- Jeri Al Samir
- Coordinates: 25°25′05″N 51°21′44″E﻿ / ﻿25.41795°N 51.36215°E
- Country: Qatar
- Municipality: Umm Salal
- Zone: Zone 71
- District no.: 147

Area
- • Total: 10.8 km^{2} (4.2 sq mi)

= Jeri Al Samir =

Jeri Al Samir (جري السمر; also spelled Jeri Al Sammar and Jeri Al Samur) is a village in the municipality of Umm Salal in Qatar. It is located in the central-southern part of the municipality near the border with Al Rayyan Municipality.

==Etymology==
Jeri originates from the Arabic word qeri, which refers to an area where water aggregates and facilitates the growth of various vegetation.

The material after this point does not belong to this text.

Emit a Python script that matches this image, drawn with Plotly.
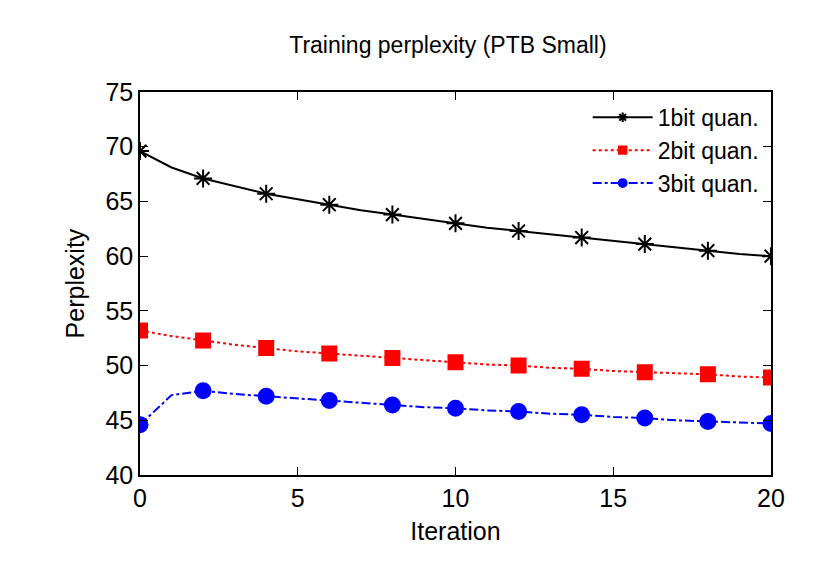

The second part of the village's name, Samir, is the name of a prominent man who used to reside there.

==Infrastructure==
In 2015, the Ministry of Economy and Trade announced that it would be commencing the development of a logistics center in the village at a cost of QR 331 million. The area was selected because of its strategic location near the Orbital Highway and because of relatively lower operation costs. Once fully completed, the logistics center will host facilities for 21 companies in the fields of auto parts and machinery, food and beverages, warehousing and storage, and construction.